Implications of the Ruling
The ruling in this case has broader implications for how worthlessness is evaluated under tax law, particularly in the context of closely held corporations. The court's decision indicated that taxpayers with control over their corporations should not be arbitrarily restricted from declaring stock worthless simply because they have knowledge of tax advantages or express a desire to utilize losses. It established that the mere existence of potential tax benefits should not dictate the outcome of worthlessness claims. Additionally, the court's analytical approach provided clarity on balancing objective and subjective factors, emphasizing that both must be considered in determining the validity of a deduction for worthless stock.
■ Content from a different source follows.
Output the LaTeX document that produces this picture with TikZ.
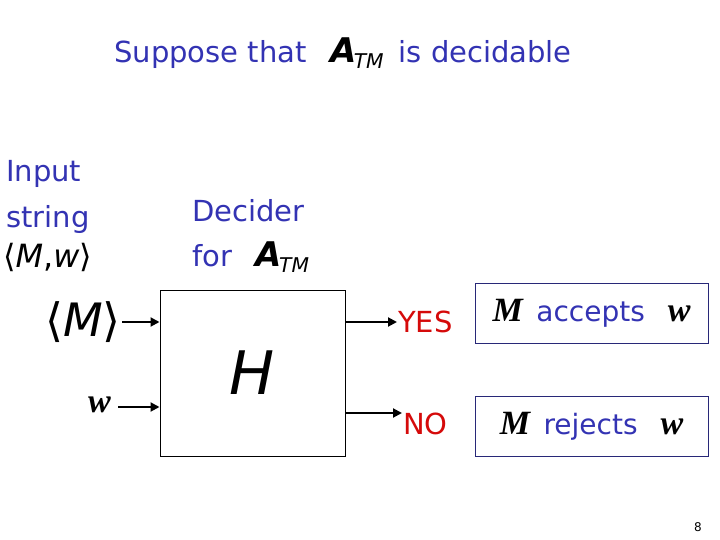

This ruling supports taxpayers' rights to claim deductions while ensuring that genuine economic realities are taken into account, thus setting a precedent for future cases involving similar issues of stock worthlessness.
Conclusion
In conclusion, the U.S. District Court held that Becker was entitled to declare his stock in Townsend Motors as worthless and to deduct the corresponding loss for the tax year 1956. The court's reasoning highlighted the necessity of considering the specific facts and circumstances surrounding each case, recognizing both objective financial indicators and the taxpayer's subjective intentions. By affirming Becker's right to the deduction, the decision underscored the importance of allowing taxpayers to utilize legitimate losses without being hindered by potential future tax benefits. The ruling established a framework for evaluating worthlessness that balanced the realities of business operations with the intentions of the taxpayer, providing a guideline for similar future disputes in tax law.